**WHAT THE TASK ASKS**
Below is a listing to write out in full, exactly as given, without its pictures.

**DATASET CONTENT**
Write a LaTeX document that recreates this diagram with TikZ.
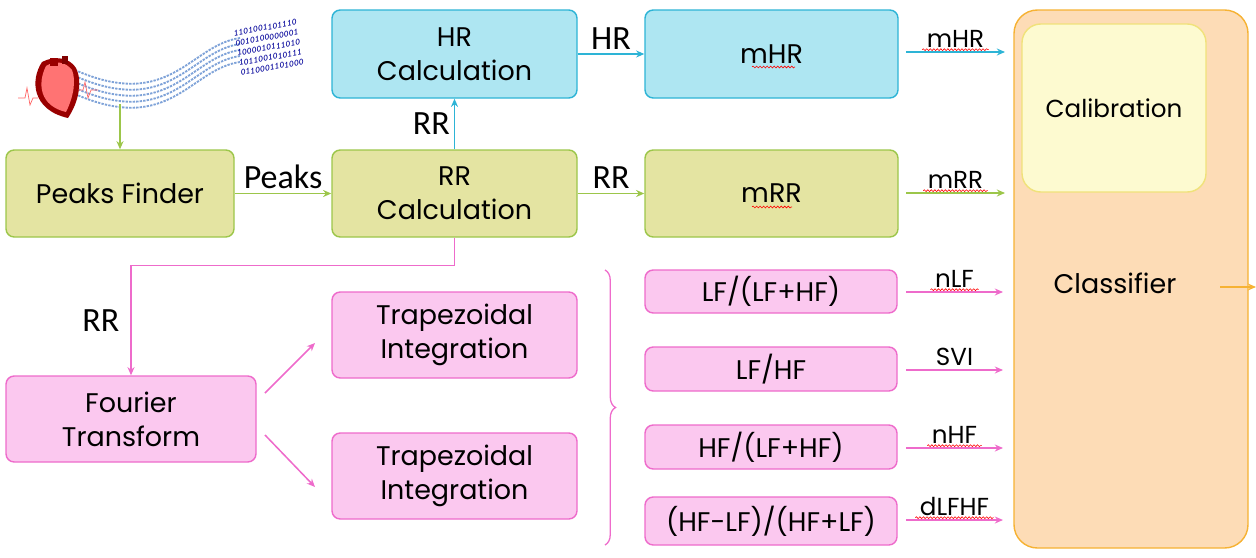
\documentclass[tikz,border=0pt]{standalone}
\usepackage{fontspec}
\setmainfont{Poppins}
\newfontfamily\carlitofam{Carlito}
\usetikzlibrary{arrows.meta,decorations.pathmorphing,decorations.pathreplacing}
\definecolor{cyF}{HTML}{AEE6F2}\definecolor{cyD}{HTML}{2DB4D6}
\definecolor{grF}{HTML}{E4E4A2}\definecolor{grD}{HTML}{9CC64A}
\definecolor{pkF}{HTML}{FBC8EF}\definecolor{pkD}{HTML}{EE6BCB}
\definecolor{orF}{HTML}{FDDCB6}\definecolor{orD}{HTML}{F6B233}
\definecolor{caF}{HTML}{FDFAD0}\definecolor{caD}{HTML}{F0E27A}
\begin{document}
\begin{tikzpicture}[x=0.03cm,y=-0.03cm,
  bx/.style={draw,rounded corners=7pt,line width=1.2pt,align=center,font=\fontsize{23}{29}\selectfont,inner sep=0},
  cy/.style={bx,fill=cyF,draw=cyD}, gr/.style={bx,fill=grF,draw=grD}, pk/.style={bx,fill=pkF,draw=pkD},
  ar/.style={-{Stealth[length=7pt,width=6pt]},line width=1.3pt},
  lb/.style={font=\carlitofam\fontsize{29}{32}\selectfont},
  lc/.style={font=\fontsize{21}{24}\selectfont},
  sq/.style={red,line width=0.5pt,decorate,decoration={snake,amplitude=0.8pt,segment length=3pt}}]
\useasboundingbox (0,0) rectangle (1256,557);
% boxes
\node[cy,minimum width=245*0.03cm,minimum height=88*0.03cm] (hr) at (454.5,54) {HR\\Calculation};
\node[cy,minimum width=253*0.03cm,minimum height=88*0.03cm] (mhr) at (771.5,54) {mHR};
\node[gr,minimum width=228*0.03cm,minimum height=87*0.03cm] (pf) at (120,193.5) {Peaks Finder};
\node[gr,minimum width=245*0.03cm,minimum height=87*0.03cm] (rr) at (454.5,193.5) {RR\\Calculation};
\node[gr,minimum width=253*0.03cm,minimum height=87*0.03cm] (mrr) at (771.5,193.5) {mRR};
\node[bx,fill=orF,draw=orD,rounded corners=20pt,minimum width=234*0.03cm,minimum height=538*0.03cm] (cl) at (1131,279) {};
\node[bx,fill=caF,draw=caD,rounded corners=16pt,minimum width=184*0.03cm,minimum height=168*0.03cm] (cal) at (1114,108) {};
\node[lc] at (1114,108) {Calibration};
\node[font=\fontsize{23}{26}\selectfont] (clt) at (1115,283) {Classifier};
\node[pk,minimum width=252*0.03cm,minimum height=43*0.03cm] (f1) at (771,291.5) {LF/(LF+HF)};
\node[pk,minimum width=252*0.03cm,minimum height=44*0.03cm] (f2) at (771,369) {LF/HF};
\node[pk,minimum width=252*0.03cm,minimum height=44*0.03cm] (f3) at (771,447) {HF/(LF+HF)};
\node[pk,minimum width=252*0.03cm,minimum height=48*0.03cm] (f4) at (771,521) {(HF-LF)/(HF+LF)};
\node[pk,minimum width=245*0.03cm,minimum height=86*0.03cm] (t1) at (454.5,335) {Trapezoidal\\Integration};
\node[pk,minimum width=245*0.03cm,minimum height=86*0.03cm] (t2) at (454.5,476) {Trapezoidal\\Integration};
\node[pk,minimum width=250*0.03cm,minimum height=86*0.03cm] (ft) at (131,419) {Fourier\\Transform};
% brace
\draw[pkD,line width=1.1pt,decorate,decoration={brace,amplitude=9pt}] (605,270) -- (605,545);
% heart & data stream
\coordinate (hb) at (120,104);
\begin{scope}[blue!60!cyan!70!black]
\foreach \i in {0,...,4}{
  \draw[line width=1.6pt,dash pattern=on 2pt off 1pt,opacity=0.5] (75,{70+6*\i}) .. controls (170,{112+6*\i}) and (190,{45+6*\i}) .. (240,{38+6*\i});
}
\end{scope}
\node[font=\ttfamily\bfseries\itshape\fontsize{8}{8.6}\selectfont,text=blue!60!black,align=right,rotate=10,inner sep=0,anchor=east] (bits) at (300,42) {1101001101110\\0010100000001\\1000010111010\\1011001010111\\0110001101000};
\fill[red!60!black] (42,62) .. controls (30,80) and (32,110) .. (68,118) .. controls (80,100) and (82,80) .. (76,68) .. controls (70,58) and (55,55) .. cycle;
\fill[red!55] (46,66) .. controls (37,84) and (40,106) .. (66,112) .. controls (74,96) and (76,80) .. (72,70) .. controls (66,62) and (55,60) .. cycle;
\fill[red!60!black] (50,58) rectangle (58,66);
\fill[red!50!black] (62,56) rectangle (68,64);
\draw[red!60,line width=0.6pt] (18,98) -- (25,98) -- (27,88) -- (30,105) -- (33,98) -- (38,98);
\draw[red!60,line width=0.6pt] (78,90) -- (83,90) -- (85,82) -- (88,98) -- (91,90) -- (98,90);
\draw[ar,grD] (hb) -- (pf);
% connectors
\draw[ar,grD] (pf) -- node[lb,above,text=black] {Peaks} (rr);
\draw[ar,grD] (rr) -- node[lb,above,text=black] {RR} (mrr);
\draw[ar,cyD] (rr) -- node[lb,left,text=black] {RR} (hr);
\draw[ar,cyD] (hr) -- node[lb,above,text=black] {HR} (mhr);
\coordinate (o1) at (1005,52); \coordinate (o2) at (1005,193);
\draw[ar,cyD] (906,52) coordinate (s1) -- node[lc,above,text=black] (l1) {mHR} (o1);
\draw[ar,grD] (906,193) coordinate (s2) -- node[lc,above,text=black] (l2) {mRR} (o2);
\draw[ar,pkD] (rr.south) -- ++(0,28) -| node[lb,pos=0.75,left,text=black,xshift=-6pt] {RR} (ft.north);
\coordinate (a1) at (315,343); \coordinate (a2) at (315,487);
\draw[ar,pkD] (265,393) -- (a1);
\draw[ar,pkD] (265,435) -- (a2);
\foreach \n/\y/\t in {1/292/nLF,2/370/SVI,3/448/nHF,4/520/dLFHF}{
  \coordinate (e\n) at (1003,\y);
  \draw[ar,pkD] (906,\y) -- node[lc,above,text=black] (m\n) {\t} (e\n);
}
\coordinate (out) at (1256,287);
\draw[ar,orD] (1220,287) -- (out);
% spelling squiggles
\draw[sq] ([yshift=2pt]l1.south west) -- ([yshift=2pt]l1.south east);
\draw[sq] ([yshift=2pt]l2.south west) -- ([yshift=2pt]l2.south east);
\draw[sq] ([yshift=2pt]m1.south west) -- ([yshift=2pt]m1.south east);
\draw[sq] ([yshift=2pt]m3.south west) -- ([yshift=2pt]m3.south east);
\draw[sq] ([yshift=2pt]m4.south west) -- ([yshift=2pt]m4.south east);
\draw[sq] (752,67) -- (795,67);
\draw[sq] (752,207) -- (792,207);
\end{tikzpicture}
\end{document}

**REPLY TO THE EXERCISE**
Write a LaTeX document that recreates this diagram with TikZ.
\documentclass[tikz,border=0pt]{standalone}
\usepackage{fontspec}
\setmainfont{Poppins}
\newfontfamily\carlitofam{Carlito}
\usetikzlibrary{arrows.meta,decorations.pathmorphing,decorations.pathreplacing}
\definecolor{cyF}{HTML}{AEE6F2}\definecolor{cyD}{HTML}{2DB4D6}
\definecolor{grF}{HTML}{E4E4A2}\definecolor{grD}{HTML}{9CC64A}
\definecolor{pkF}{HTML}{FBC8EF}\definecolor{pkD}{HTML}{EE6BCB}
\definecolor{orF}{HTML}{FDDCB6}\definecolor{orD}{HTML}{F6B233}
\definecolor{caF}{HTML}{FDFAD0}\definecolor{caD}{HTML}{F0E27A}
\begin{document}
\begin{tikzpicture}[x=0.03cm,y=-0.03cm,
  bx/.style={draw,rounded corners=7pt,line width=1.2pt,align=center,font=\fontsize{23}{29}\selectfont,inner sep=0},
  cy/.style={bx,fill=cyF,draw=cyD}, gr/.style={bx,fill=grF,draw=grD}, pk/.style={bx,fill=pkF,draw=pkD},
  ar/.style={-{Stealth[length=7pt,width=6pt]},line width=1.3pt},
  lb/.style={font=\carlitofam\fontsize{29}{32}\selectfont},
  lc/.style={font=\fontsize{21}{24}\selectfont},
  sq/.style={red,line width=0.5pt,decorate,decoration={snake,amplitude=0.8pt,segment length=3pt}}]
\useasboundingbox (0,0) rectangle (1256,557);
% boxes
\node[cy,minimum width=245*0.03cm,minimum height=88*0.03cm] (hr) at (454.5,54) {HR\\Calculation};
\node[cy,minimum width=253*0.03cm,minimum height=88*0.03cm] (mhr) at (771.5,54) {mHR};
\node[gr,minimum width=228*0.03cm,minimum height=87*0.03cm] (pf) at (120,193.5) {Peaks Finder};
\node[gr,minimum width=245*0.03cm,minimum height=87*0.03cm] (rr) at (454.5,193.5) {RR\\Calculation};
\node[gr,minimum width=253*0.03cm,minimum height=87*0.03cm] (mrr) at (771.5,193.5) {mRR};
\node[bx,fill=orF,draw=orD,rounded corners=20pt,minimum width=234*0.03cm,minimum height=538*0.03cm] (cl) at (1131,279) {};
\node[bx,fill=caF,draw=caD,rounded corners=16pt,minimum width=184*0.03cm,minimum height=168*0.03cm] (cal) at (1114,108) {};
\node[lc] at (1114,108) {Calibration};
\node[font=\fontsize{23}{26}\selectfont] (clt) at (1115,283) {Classifier};
\node[pk,minimum width=252*0.03cm,minimum height=43*0.03cm] (f1) at (771,291.5) {LF/(LF+HF)};
\node[pk,minimum width=252*0.03cm,minimum height=44*0.03cm] (f2) at (771,369) {LF/HF};
\node[pk,minimum width=252*0.03cm,minimum height=44*0.03cm] (f3) at (771,447) {HF/(LF+HF)};
\node[pk,minimum width=252*0.03cm,minimum height=48*0.03cm] (f4) at (771,521) {(HF-LF)/(HF+LF)};
\node[pk,minimum width=245*0.03cm,minimum height=86*0.03cm] (t1) at (454.5,335) {Trapezoidal\\Integration};
\node[pk,minimum width=245*0.03cm,minimum height=86*0.03cm] (t2) at (454.5,476) {Trapezoidal\\Integration};
\node[pk,minimum width=250*0.03cm,minimum height=86*0.03cm] (ft) at (131,419) {Fourier\\Transform};
% brace
\draw[pkD,line width=1.1pt,decorate,decoration={brace,amplitude=9pt}] (605,270) -- (605,545);
% heart & data stream
\coordinate (hb) at (120,104);
\begin{scope}[blue!60!cyan!70!black]
\foreach \i in {0,...,4}{
  \draw[line width=1.6pt,dash pattern=on 2pt off 1pt,opacity=0.5] (75,{70+6*\i}) .. controls (170,{112+6*\i}) and (190,{45+6*\i}) .. (240,{38+6*\i});
}
\end{scope}
\node[font=\ttfamily\bfseries\itshape\fontsize{8}{8.6}\selectfont,text=blue!60!black,align=right,rotate=10,inner sep=0,anchor=east] (bits) at (300,42) {1101001101110\\0010100000001\\1000010111010\\1011001010111\\0110001101000};
\fill[red!60!black] (42,62) .. controls (30,80) and (32,110) .. (68,118) .. controls (80,100) and (82,80) .. (76,68) .. controls (70,58) and (55,55) .. cycle;
\fill[red!55] (46,66) .. controls (37,84) and (40,106) .. (66,112) .. controls (74,96) and (76,80) .. (72,70) .. controls (66,62) and (55,60) .. cycle;
\fill[red!60!black] (50,58) rectangle (58,66);
\fill[red!50!black] (62,56) rectangle (68,64);
\draw[red!60,line width=0.6pt] (18,98) -- (25,98) -- (27,88) -- (30,105) -- (33,98) -- (38,98);
\draw[red!60,line width=0.6pt] (78,90) -- (83,90) -- (85,82) -- (88,98) -- (91,90) -- (98,90);
\draw[ar,grD] (hb) -- (pf);
% connectors
\draw[ar,grD] (pf) -- node[lb,above,text=black] {Peaks} (rr);
\draw[ar,grD] (rr) -- node[lb,above,text=black] {RR} (mrr);
\draw[ar,cyD] (rr) -- node[lb,left,text=black] {RR} (hr);
\draw[ar,cyD] (hr) -- node[lb,above,text=black] {HR} (mhr);
\coordinate (o1) at (1005,52); \coordinate (o2) at (1005,193);
\draw[ar,cyD] (906,52) coordinate (s1) -- node[lc,above,text=black] (l1) {mHR} (o1);
\draw[ar,grD] (906,193) coordinate (s2) -- node[lc,above,text=black] (l2) {mRR} (o2);
\draw[ar,pkD] (rr.south) -- ++(0,28) -| node[lb,pos=0.75,left,text=black,xshift=-6pt] {RR} (ft.north);
\coordinate (a1) at (315,343); \coordinate (a2) at (315,487);
\draw[ar,pkD] (265,393) -- (a1);
\draw[ar,pkD] (265,435) -- (a2);
\foreach \n/\y/\t in {1/292/nLF,2/370/SVI,3/448/nHF,4/520/dLFHF}{
  \coordinate (e\n) at (1003,\y);
  \draw[ar,pkD] (906,\y) -- node[lc,above,text=black] (m\n) {\t} (e\n);
}
\coordinate (out) at (1256,287);
\draw[ar,orD] (1220,287) -- (out);
% spelling squiggles
\draw[sq] ([yshift=2pt]l1.south west) -- ([yshift=2pt]l1.south east);
\draw[sq] ([yshift=2pt]l2.south west) -- ([yshift=2pt]l2.south east);
\draw[sq] ([yshift=2pt]m1.south west) -- ([yshift=2pt]m1.south east);
\draw[sq] ([yshift=2pt]m3.south west) -- ([yshift=2pt]m3.south east);
\draw[sq] ([yshift=2pt]m4.south west) -- ([yshift=2pt]m4.south east);
\draw[sq] (752,67) -- (795,67);
\draw[sq] (752,207) -- (792,207);
\end{tikzpicture}
\end{document}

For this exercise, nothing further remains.